TO DO ▸
Skip the pictures. Transcribe the rest of the data below without changing a word.

-- start GIVEN MATERIAL --

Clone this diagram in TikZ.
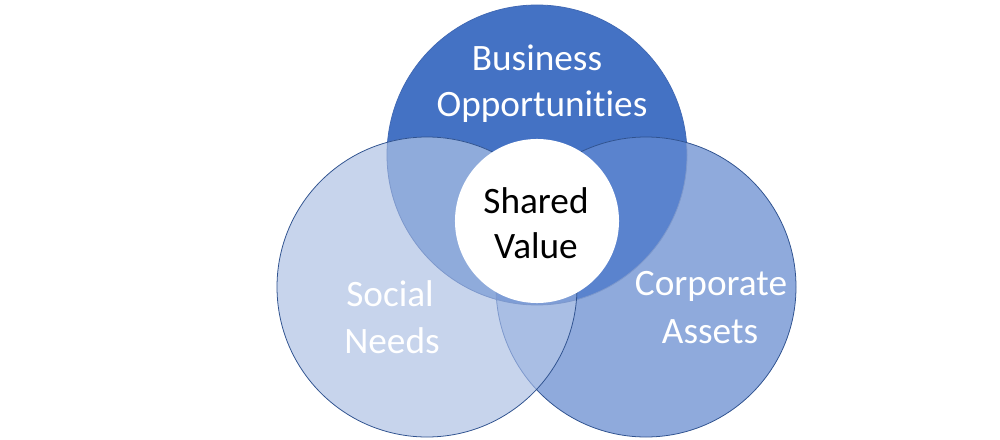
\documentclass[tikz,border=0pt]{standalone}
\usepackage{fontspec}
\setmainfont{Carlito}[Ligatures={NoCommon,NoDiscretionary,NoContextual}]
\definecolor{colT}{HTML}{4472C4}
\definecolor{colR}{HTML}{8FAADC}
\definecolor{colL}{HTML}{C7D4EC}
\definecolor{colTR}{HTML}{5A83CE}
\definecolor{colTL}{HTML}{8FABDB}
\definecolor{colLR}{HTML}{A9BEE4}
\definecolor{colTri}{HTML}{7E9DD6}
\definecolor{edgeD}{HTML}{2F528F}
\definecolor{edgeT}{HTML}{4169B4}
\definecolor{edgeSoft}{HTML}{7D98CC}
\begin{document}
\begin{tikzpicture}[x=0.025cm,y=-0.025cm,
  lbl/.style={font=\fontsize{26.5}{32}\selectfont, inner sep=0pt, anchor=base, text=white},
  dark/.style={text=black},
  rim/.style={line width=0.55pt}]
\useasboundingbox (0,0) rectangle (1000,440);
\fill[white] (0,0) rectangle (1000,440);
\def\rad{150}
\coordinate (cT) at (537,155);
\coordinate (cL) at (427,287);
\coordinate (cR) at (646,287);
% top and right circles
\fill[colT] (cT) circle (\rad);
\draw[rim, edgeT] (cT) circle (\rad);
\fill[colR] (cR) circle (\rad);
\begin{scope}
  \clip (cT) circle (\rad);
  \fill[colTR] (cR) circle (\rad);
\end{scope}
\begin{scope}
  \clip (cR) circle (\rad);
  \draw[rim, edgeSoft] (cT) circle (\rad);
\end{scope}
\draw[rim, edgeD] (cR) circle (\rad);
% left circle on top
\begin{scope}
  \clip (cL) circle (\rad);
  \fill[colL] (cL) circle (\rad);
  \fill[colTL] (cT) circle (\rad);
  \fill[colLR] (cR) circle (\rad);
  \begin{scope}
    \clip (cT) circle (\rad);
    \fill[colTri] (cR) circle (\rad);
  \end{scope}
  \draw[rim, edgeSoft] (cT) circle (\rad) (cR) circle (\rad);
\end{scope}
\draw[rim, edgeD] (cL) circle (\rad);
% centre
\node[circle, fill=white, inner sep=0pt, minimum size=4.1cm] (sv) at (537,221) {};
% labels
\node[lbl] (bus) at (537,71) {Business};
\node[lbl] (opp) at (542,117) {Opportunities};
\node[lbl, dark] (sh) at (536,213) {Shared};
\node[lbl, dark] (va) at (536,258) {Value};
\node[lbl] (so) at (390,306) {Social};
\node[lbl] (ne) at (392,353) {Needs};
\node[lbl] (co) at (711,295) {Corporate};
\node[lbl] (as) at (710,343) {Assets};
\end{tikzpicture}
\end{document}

-- end GIVEN MATERIAL --

OUTPUT OF THE TASK ▸
Clone this diagram in TikZ.
\documentclass[tikz,border=0pt]{standalone}
\usepackage{fontspec}
\setmainfont{Carlito}[Ligatures={NoCommon,NoDiscretionary,NoContextual}]
\definecolor{colT}{HTML}{4472C4}
\definecolor{colR}{HTML}{8FAADC}
\definecolor{colL}{HTML}{C7D4EC}
\definecolor{colTR}{HTML}{5A83CE}
\definecolor{colTL}{HTML}{8FABDB}
\definecolor{colLR}{HTML}{A9BEE4}
\definecolor{colTri}{HTML}{7E9DD6}
\definecolor{edgeD}{HTML}{2F528F}
\definecolor{edgeT}{HTML}{4169B4}
\definecolor{edgeSoft}{HTML}{7D98CC}
\begin{document}
\begin{tikzpicture}[x=0.025cm,y=-0.025cm,
  lbl/.style={font=\fontsize{26.5}{32}\selectfont, inner sep=0pt, anchor=base, text=white},
  dark/.style={text=black},
  rim/.style={line width=0.55pt}]
\useasboundingbox (0,0) rectangle (1000,440);
\fill[white] (0,0) rectangle (1000,440);
\def\rad{150}
\coordinate (cT) at (537,155);
\coordinate (cL) at (427,287);
\coordinate (cR) at (646,287);
% top and right circles
\fill[colT] (cT) circle (\rad);
\draw[rim, edgeT] (cT) circle (\rad);
\fill[colR] (cR) circle (\rad);
\begin{scope}
  \clip (cT) circle (\rad);
  \fill[colTR] (cR) circle (\rad);
\end{scope}
\begin{scope}
  \clip (cR) circle (\rad);
  \draw[rim, edgeSoft] (cT) circle (\rad);
\end{scope}
\draw[rim, edgeD] (cR) circle (\rad);
% left circle on top
\begin{scope}
  \clip (cL) circle (\rad);
  \fill[colL] (cL) circle (\rad);
  \fill[colTL] (cT) circle (\rad);
  \fill[colLR] (cR) circle (\rad);
  \begin{scope}
    \clip (cT) circle (\rad);
    \fill[colTri] (cR) circle (\rad);
  \end{scope}
  \draw[rim, edgeSoft] (cT) circle (\rad) (cR) circle (\rad);
\end{scope}
\draw[rim, edgeD] (cL) circle (\rad);
% centre
\node[circle, fill=white, inner sep=0pt, minimum size=4.1cm] (sv) at (537,221) {};
% labels
\node[lbl] (bus) at (537,71) {Business};
\node[lbl] (opp) at (542,117) {Opportunities};
\node[lbl, dark] (sh) at (536,213) {Shared};
\node[lbl, dark] (va) at (536,258) {Value};
\node[lbl] (so) at (390,306) {Social};
\node[lbl] (ne) at (392,353) {Needs};
\node[lbl] (co) at (711,295) {Corporate};
\node[lbl] (as) at (710,343) {Assets};
\end{tikzpicture}
\end{document}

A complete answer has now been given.